ATLANTA GAS LIGHT COMPANY v. NAVIGATORS INSURANCE COMPANY

United States District Court, Southern District of Indiana (2021)

Facts

Issue

Holding — Hanlon, J.

Rule

Reasoning

Deep Dive: How the Court Reached Its Decision

Court's Reasoning on Indispensable Parties

The court addressed whether the injured parties, Anna O'Guin and the Tolles, were indispensable under Federal Rule of Civil Procedure 19. The court determined that complete relief could be granted without their presence because AGL had sufficient insurance coverage to satisfy any potential judgments against it. Evidence presented by AGL indicated that it had insurance policies in place with limits exceeding $35 million, which were in effect when the injuries occurred. The court concluded that since AGL's financial resources could cover any damages awarded to the injured parties, the risk that their interests would be impaired was minimal. Furthermore, the court noted that Navigators would not face a substantial risk of inconsistent obligations if the injured parties were not joined, as concerns about inconsistent adjudications did not equate to inconsistent obligations. The court emphasized that Navigators' claims of inconsistency were unfounded since they did not demonstrate an inability to comply with potential judgments from other courts. Thus, the court denied Navigators' motion to dismiss based on the alleged failure to join indispensable parties.

Choice of Law Analysis

The court proceeded to determine the applicable law governing the case, which was critical given the multi-state nature of the insurance policies involved. The court applied Indiana’s choice-of-law rules, which required an analysis to identify the single state's law that had the most intimate contact with the contract. The court found that the principal location of the insured risk was Indiana, as USIC, the party required to maintain the insurance, was headquartered there. Although the Umbrella Policy provided coverage for risks nationwide, the court noted that the negotiation and execution of the policy occurred in Indiana. The court also considered the location of performance and the residence of the parties, ultimately concluding that these factors collectively favored the application of Indiana law over Georgia law. This choice of law was further justified as it ensured a consistent interpretation of the contract, avoiding the complications of different laws applying to the same insurance policy based on varying parties or claims.

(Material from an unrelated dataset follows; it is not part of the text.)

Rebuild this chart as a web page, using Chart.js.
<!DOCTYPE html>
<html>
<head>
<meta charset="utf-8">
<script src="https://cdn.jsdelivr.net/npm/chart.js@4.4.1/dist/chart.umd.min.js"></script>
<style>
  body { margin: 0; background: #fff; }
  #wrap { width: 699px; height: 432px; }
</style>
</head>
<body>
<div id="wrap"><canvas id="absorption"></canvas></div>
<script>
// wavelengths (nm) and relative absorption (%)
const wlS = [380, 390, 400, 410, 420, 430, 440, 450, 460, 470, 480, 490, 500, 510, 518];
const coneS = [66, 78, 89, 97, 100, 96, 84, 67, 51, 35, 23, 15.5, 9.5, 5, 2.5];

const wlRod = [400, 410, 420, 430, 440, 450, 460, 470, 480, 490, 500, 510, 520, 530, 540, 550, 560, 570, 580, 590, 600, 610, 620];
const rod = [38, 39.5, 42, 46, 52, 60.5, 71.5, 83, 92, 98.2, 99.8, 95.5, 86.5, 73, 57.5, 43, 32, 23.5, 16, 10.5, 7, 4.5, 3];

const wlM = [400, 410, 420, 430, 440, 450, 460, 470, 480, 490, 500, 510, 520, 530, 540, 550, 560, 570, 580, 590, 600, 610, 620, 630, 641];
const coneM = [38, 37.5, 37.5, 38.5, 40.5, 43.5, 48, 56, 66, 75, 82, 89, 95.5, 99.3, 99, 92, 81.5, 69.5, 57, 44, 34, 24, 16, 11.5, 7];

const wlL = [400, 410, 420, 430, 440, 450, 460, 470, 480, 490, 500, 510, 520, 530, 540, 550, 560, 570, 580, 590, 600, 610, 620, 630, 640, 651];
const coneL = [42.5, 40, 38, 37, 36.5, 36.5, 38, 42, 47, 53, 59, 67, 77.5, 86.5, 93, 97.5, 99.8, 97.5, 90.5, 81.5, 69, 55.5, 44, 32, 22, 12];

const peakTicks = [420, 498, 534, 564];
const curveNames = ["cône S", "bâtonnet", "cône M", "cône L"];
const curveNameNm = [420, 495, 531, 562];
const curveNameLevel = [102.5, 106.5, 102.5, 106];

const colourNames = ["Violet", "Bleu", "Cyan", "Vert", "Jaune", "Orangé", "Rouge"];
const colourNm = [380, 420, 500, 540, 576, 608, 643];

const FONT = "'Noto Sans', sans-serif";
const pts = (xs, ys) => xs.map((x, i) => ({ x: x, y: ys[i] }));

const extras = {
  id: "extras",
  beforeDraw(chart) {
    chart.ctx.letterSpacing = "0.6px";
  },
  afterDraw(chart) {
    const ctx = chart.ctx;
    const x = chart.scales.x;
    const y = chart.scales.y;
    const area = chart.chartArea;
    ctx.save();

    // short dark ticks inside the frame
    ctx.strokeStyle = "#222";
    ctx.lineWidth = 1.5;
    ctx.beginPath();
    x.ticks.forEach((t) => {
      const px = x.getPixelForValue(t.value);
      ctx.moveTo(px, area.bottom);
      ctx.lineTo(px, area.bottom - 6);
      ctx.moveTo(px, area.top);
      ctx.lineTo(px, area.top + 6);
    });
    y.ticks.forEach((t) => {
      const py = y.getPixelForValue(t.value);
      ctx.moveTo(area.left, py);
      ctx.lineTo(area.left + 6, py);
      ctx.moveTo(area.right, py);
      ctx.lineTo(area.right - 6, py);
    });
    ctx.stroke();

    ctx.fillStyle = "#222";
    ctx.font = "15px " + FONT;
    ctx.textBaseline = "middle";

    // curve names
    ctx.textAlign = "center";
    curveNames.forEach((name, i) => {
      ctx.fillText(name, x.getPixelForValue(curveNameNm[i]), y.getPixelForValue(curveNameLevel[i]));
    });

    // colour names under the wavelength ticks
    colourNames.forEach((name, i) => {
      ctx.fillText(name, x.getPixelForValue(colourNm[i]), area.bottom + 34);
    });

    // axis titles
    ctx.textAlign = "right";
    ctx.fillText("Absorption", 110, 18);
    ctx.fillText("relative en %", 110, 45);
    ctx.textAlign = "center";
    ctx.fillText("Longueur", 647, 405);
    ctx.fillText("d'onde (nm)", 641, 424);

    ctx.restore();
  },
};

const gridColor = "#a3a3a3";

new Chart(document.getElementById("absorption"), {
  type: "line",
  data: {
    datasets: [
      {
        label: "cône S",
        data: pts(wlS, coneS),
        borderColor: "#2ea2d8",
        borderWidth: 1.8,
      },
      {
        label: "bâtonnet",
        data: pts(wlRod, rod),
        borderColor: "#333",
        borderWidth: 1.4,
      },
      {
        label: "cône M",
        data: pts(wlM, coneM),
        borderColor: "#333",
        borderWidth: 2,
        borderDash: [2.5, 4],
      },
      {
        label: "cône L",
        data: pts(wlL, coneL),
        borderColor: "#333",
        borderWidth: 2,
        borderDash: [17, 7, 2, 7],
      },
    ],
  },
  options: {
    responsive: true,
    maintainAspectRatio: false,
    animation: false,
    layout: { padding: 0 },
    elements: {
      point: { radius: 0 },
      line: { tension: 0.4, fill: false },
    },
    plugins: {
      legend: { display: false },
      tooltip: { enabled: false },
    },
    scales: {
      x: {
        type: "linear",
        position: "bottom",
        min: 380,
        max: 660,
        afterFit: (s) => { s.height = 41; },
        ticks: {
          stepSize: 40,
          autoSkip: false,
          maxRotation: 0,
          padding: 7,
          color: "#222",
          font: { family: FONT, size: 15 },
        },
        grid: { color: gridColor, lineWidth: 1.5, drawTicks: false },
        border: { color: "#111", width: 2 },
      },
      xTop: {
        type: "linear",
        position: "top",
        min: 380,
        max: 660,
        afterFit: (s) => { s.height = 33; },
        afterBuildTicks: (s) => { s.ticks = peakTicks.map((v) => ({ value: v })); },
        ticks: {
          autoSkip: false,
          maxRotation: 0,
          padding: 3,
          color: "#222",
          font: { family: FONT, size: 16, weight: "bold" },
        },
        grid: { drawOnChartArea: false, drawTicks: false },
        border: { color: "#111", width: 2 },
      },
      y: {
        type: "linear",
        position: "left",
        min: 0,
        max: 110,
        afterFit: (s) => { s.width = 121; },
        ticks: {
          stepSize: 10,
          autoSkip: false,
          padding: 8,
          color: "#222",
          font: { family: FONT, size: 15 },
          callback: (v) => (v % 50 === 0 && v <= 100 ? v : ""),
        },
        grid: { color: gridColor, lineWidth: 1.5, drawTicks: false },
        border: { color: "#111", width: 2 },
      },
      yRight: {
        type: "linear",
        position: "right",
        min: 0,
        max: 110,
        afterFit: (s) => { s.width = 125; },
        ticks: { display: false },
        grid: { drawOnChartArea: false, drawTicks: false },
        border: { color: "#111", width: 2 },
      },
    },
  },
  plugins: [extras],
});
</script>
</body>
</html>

Duty to Defend and Indemnify

In analyzing Navigators' duty to defend and indemnify AGL, the court highlighted the criteria under which AGL qualified as an insured under the Umbrella Policy. The court noted that AGL needed to demonstrate that its injuries were attributable to USIC's acts or omissions to invoke coverage. AGL alleged that USIC's negligence in marking the gas lines caused the injuries, which, if proven, would establish AGL's status as an insured under the policy. Navigators initially argued that it had no duty to defend AGL because the underlying claims concerned AGL's sole negligence. However, the court found that AGL's allegations sufficiently indicated that USIC's conduct was a contributing factor to the injuries, satisfying the criteria for coverage. Thus, the court denied Navigators' motion to dismiss concerning the breach of contract claim for failure to defend and indemnify based on these allegations.

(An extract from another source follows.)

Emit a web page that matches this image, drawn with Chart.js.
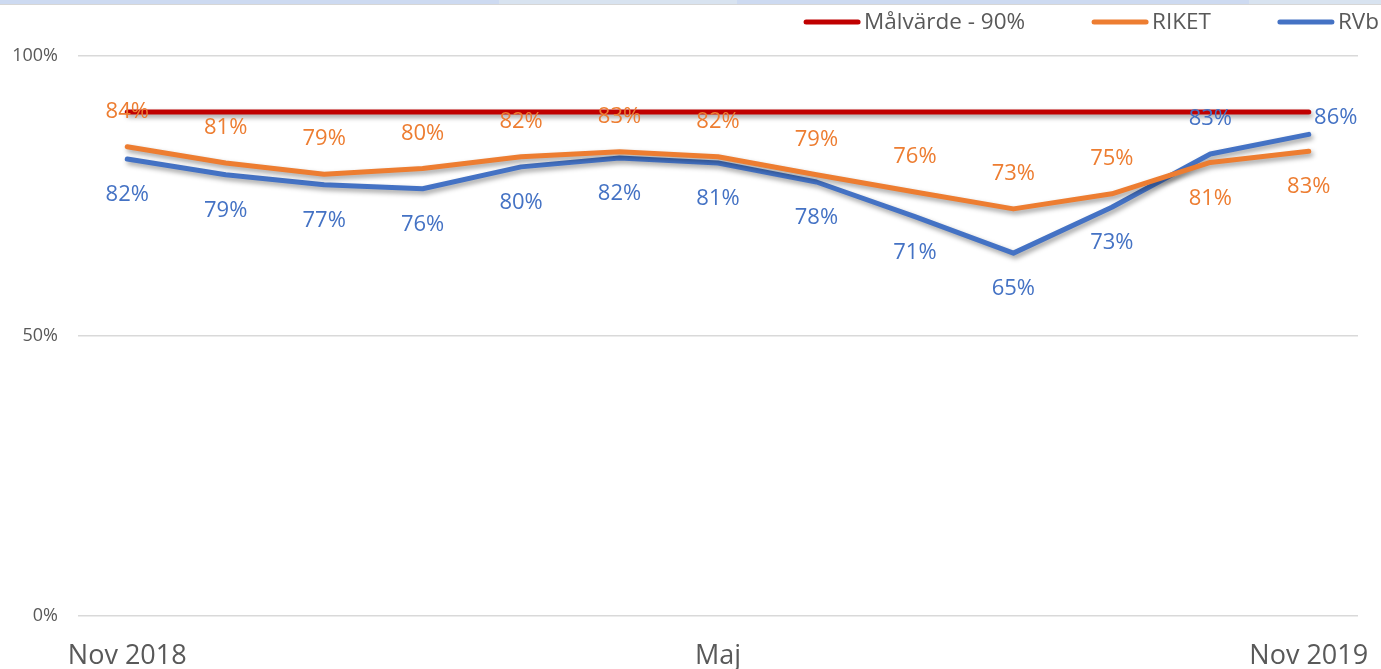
<!DOCTYPE html>
<html>
<head>
<meta charset="utf-8">
<script src="https://cdn.jsdelivr.net/npm/chart.js@4"></script>
<style>
  html, body { margin: 0; padding: 0; background: #ffffff; overflow: hidden; }
  #wrap { position: relative; width: 1381px; height: 669px; }
  #strip { position: absolute; left: 0; top: 0; width: 1381px; height: 4px; border-bottom: 1px solid #d6d6d6;
    background: linear-gradient(to right, #cddaf1 0px, #cddaf1 499px, #d8e3f0 499px, #d8e3f0 737px, #cddaf1 737px, #cddaf1 1249px, #d8e3f0 1249px); }
  canvas { position: absolute; left: 0; top: 0; }
</style>
</head>
<body>
<div id="wrap">
  <canvas id="c" width="1381" height="669"></canvas>
  <div id="strip"></div>
</div>
<script>
// ---- data ----
const categories = ['Nov 2018','Dec','Jan','Feb','Mar','Apr','Maj','Jun','Jul','Aug','Sep','Okt','Nov 2019'];
const shownTicks = ['Nov 2018','Maj','Nov 2019'];
const malvarde = [90,90,90,90,90,90,90,90,90,90,90,90,90];
const riket = [83.8,80.9,78.9,79.9,82.0,82.9,82.0,78.8,75.7,72.7,75.4,81.0,83.0];
const rvb   = [81.6,78.8,77.0,76.3,80.2,81.8,80.9,77.5,71.3,64.8,73.0,82.5,86.0];
const yTicks = [0, 50, 100];

const FONT = "'Open Sans', 'Noto Sans', sans-serif";
const GREY = '#595959';

// label placement per point (style, not data)
const riketPos = ['above','above','above','above','above','above','above','above','above','above','above','below','below'];
const rvbPos   = ['below','below','below','below','below','below','below','below','below','below','below','above','right'];

const shadowPlugin = {
  id: 'lineShadow',
  beforeDatasetDraw(chart) {
    const ctx = chart.ctx;
    ctx.save();
    ctx.shadowColor = 'rgba(0,0,0,0.38)';
    ctx.shadowBlur = 5;
    ctx.shadowOffsetX = 2;
    ctx.shadowOffsetY = 3;
  },
  afterDatasetDraw(chart) {
    chart.ctx.restore();
  }
};

const labelPlugin = {
  id: 'pointLabels',
  afterDatasetsDraw(chart) {
    const ctx = chart.ctx;
    ctx.save();
    ctx.font = '22px ' + FONT;
    ctx.textBaseline = 'middle';
    ctx.textAlign = 'center';
    chart.data.datasets.forEach((ds, di) => {
      if (!ds.labelPos) return;
      const meta = chart.getDatasetMeta(di);
      ctx.fillStyle = ds.borderColor;
      meta.data.forEach((pt, i) => {
        const v = ds.data[i];
        const txt = Math.round(v) + '%';
        const pos = ds.labelPos[i];
        let x = pt.x, y = pt.y;
        if (pos === 'above') y -= 35;
        else if (pos === 'below') y += 36;
        else if (pos === 'right') { x += 27; y -= 17; }
        ctx.fillText(txt, x, y);
      });
    });
    ctx.restore();
  }
};

const legendPlugin = {
  id: 'customLegend',
  afterDraw(chart) {
    const ctx = chart.ctx;
    ctx.save();
    ctx.font = '22.5px ' + FONT;
    ctx.textBaseline = 'middle';
    ctx.textAlign = 'left';
    const lineW = 56, gap = 4, spacing = 67, y = 22;
    const items = chart.data.datasets.map(d => ({ text: d.label, color: d.borderColor }));
    let total = 0;
    items.forEach((it, i) => { it.w = ctx.measureText(it.text).width; total += lineW + gap + it.w + (i ? spacing : 0); });
    let x = 1379 - total;
    items.forEach((it, i) => {
      if (i) x += spacing;
      ctx.strokeStyle = it.color;
      ctx.lineWidth = 5;
      ctx.lineCap = 'round';
      ctx.beginPath();
      ctx.moveTo(x + 2, y);
      ctx.lineTo(x + lineW - 2, y);
      ctx.stroke();
      ctx.fillStyle = GREY;
      ctx.fillText(it.text, x + lineW + gap, y + 1);
      x += lineW + gap + it.w;
    });
    ctx.restore();
  }
};

const lineStyle = { borderWidth: 5, pointRadius: 0, pointHoverRadius: 0, tension: 0, fill: false,
  borderCapStyle: 'round', borderJoinStyle: 'round' };

new Chart(document.getElementById('c'), {
  type: 'line',
  data: {
    labels: categories,
    datasets: [
      Object.assign({ label: 'Målvärde - 90%', data: malvarde, borderColor: '#C00000', backgroundColor: '#C00000' }, lineStyle),
      Object.assign({ label: 'RIKET', data: riket, borderColor: '#ED7D31', backgroundColor: '#ED7D31', labelPos: riketPos }, lineStyle),
      Object.assign({ label: 'RVb', data: rvb, borderColor: '#4472C4', backgroundColor: '#4472C4', labelPos: rvbPos }, lineStyle)
    ]
  },
  options: {
    responsive: false,
    animation: false,
    devicePixelRatio: 1,
    layout: { padding: { left: 0, right: 23, top: 56, bottom: 0 } },
    plugins: { legend: { display: false }, tooltip: { enabled: false } },
    scales: {
      x: {
        offset: true,
        grid: { display: false, drawTicks: false },
        border: { display: false },
        ticks: {
          autoSkip: false, maxRotation: 0, padding: 24,
          color: GREY, font: { family: FONT, size: 27 },
          callback: function(v, i) { const l = categories[i]; return shownTicks.includes(l) ? l : ''; }
        },
        afterFit(s) { s.height = 53; s.paddingLeft = 0; s.paddingRight = 0; }
      },
      y: {
        min: 0, max: 100,
        afterBuildTicks(s) { s.ticks = yTicks.map(v => ({ value: v })); },
        grid: { color: '#d9d9d9', lineWidth: 1.5, drawTicks: false },
        border: { display: false },
        ticks: { padding: 20, color: GREY, font: { family: FONT, size: 18 }, callback: v => v + '%' },
        afterFit(s) { s.width = 78; }
      }
    }
  },
  plugins: [shadowPlugin, labelPlugin, legendPlugin]
});
</script>
</body>
</html>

Navigators' Contractual Obligations at Mediation

The court examined whether Navigators had any contractual obligations to attend the mediation involving the injured parties. It determined that the Umbrella Policy explicitly stated that Navigators had the right but not the duty to participate in the settlement or defense of claims before the underlying policy limits were exhausted. Since AGL did not allege that the underlying policy had been exhausted prior to the mediation, Navigators was under no obligation to attend or settle the claims at that stage. The court found that without a contractual requirement to participate, Navigators could not be held liable for any alleged failure to attend the mediation. As a result, the court granted Navigators' motion to dismiss with respect to claims arising from its absence at the mediation.

Claims of Bad Faith and Breach of Fiduciary Duty

The court also addressed AGL's claims for breach of fiduciary duty and bad faith, which centered on Navigators' conduct surrounding the mediation and its refusal to defend AGL. AGL contended that Navigators acted in bad faith by failing to protect AGL's interests during the mediation, while Navigators argued that it had a rational basis for denying coverage based on the release from liability agreed upon by USIC. However, since the court had determined that the release could not be considered at the motion to dismiss stage, it found that Navigators' rationale for denying coverage was insufficient. Regarding the mediation, the court indicated that AGL's allegations did not sufficiently support a finding of bad faith, as Navigators' obligations only arose after the underlying policy limits were exhausted. Consequently, the court granted Navigators' motion to dismiss the claims for breach of good faith and breach of fiduciary duty related to the mediation.